Costs Beyond Attorney Fees

Attorney fees are the largest expense, but they’re not the only one. Budget for these additional costs when planning your divorce:

  • Court filing fees: Filing the divorce petition costs anywhere from roughly $50 to $450 depending on your state and county. If you can’t afford the fee, you can request a waiver as described above.
  • Service of process: Your spouse must be formally served with divorce papers. A private process server typically charges $20 to $100, with additional fees for rush service or multiple attempts. The sheriff’s office in many counties offers service at a lower cost.
  • Notary fees: Various divorce documents require notarization. Fees are set by state law and typically run $5 to $10 per signature, though some states allow higher charges for remote online notarization.
  • Expert fees: If your case involves a business valuation, real estate appraisal, custody evaluation, or forensic accounting for hidden assets, those professionals bill separately. A business valuation alone can cost several thousand dollars.
  • Parenting classes: Many states require divorcing parents to complete a parenting education course, which typically costs $50 to $100.

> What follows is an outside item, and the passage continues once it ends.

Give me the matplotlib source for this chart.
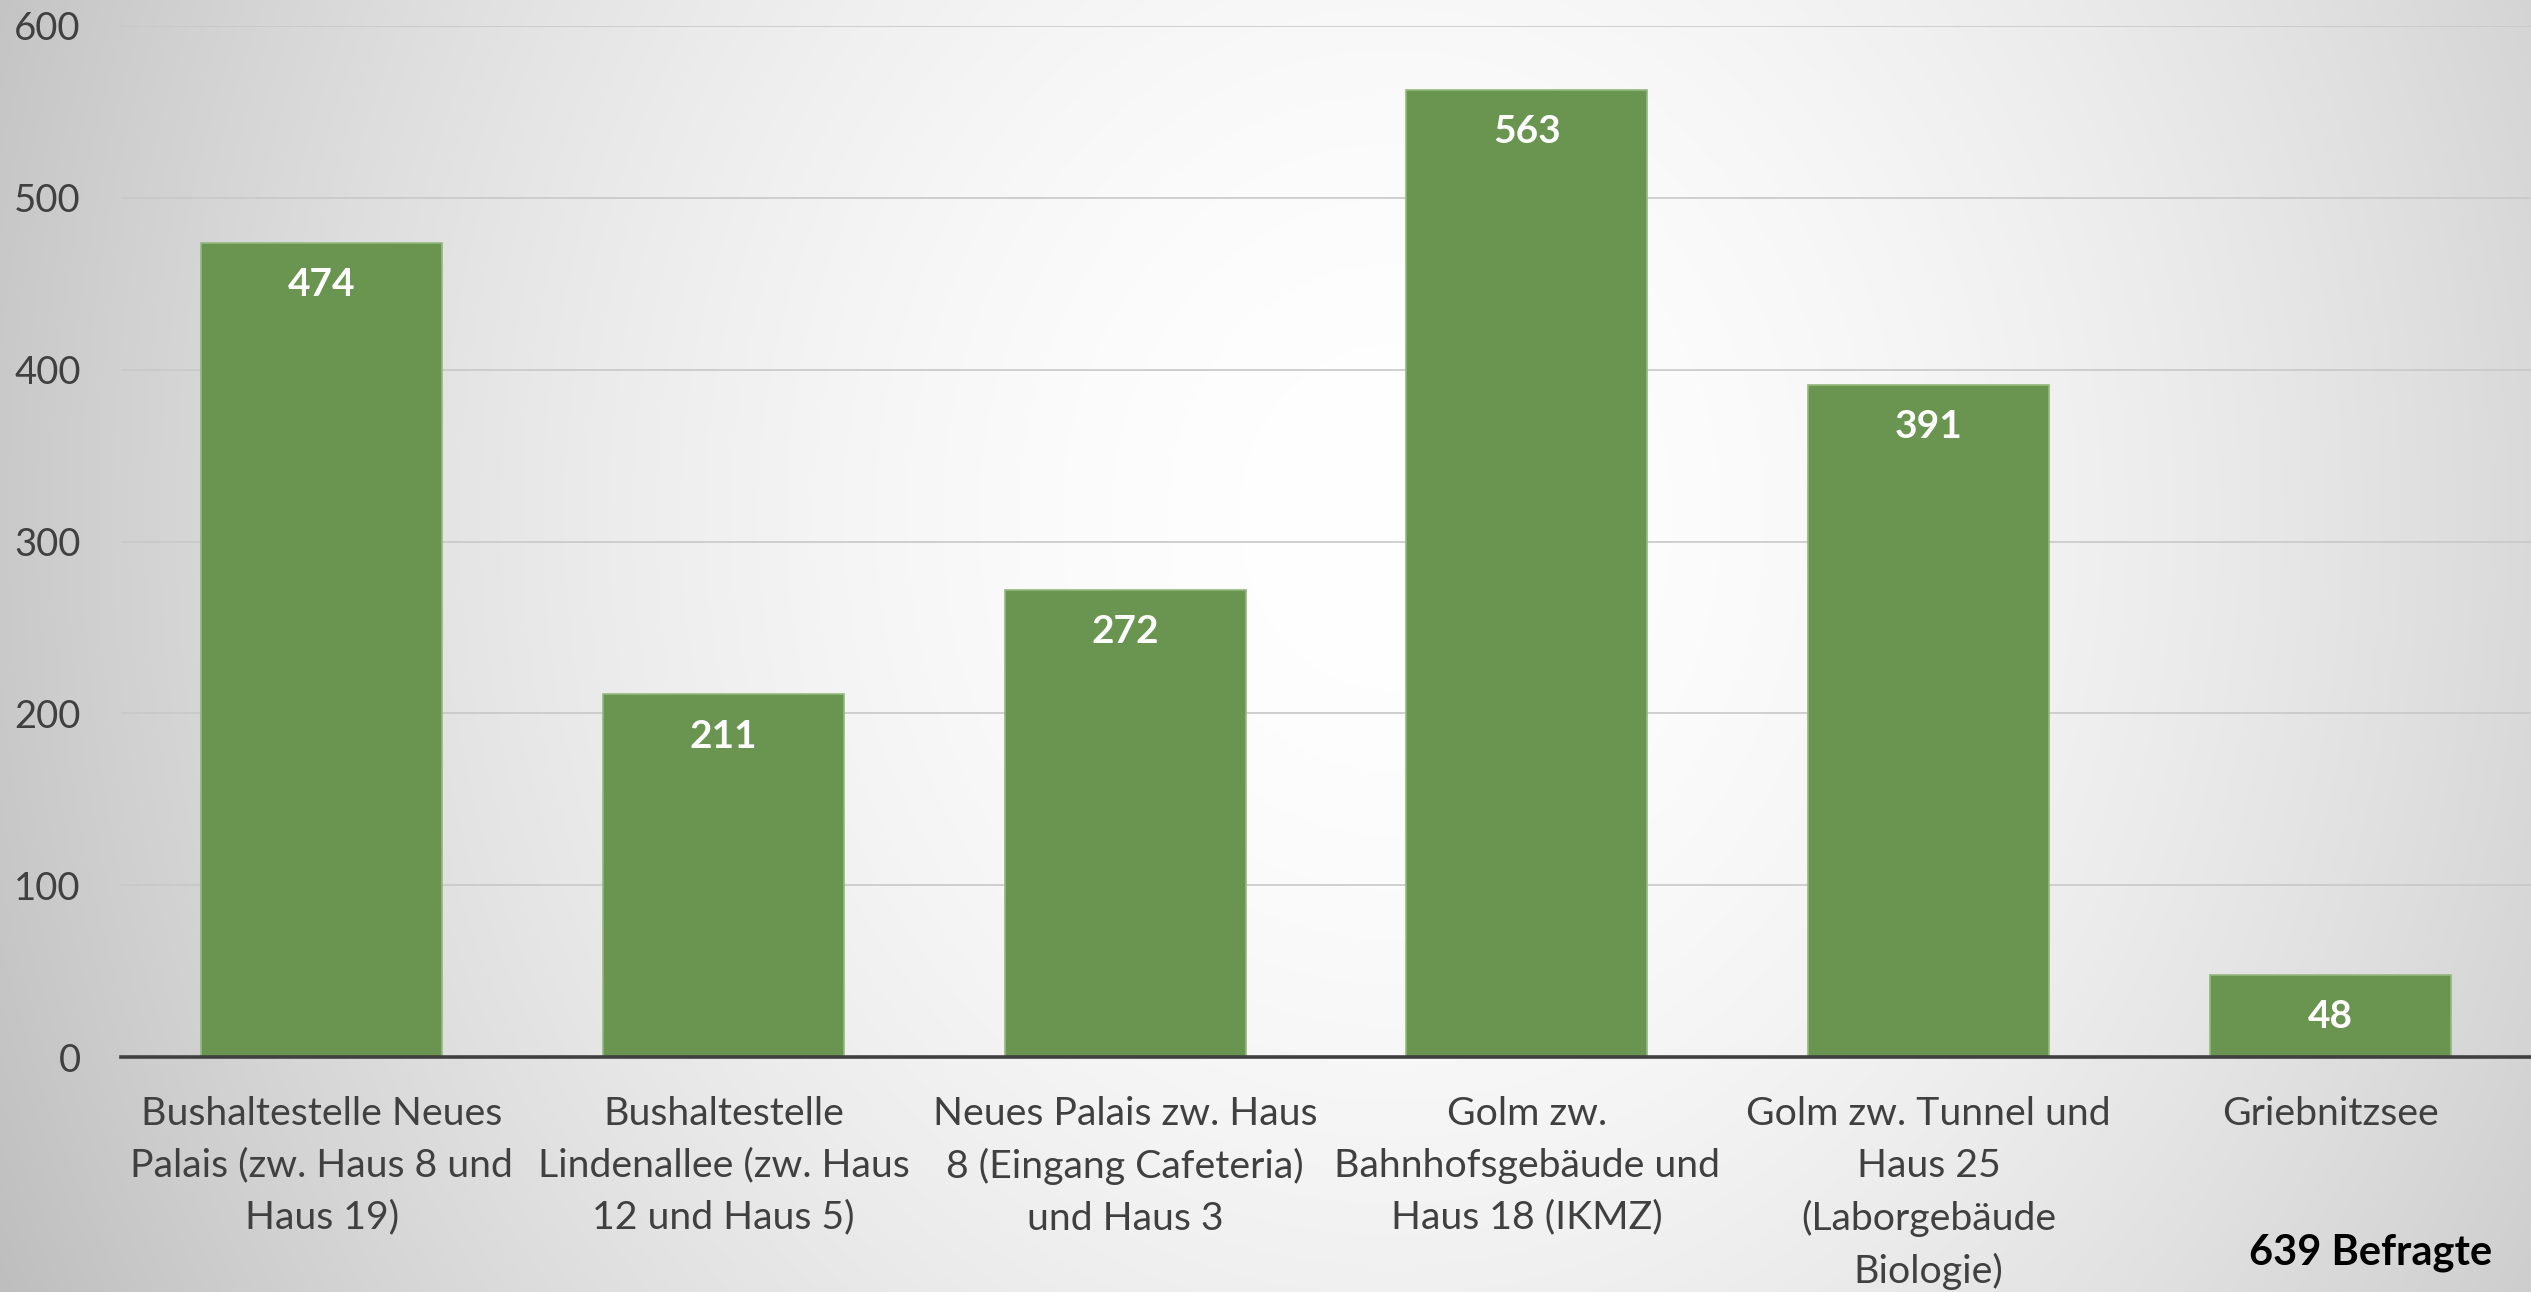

In a straightforward, uncontested divorce where both spouses agree on everything, total costs including attorney fees may stay in the low thousands. A contested divorce with significant assets, custody disputes, or a spouse who won’t cooperate can easily reach $15,000 to $30,000 per side, and complex cases run well beyond that. The single biggest factor driving cost is how much you and your spouse disagree. Every issue you can resolve between yourselves before or during the process is money you don’t spend paying lawyers to fight over it.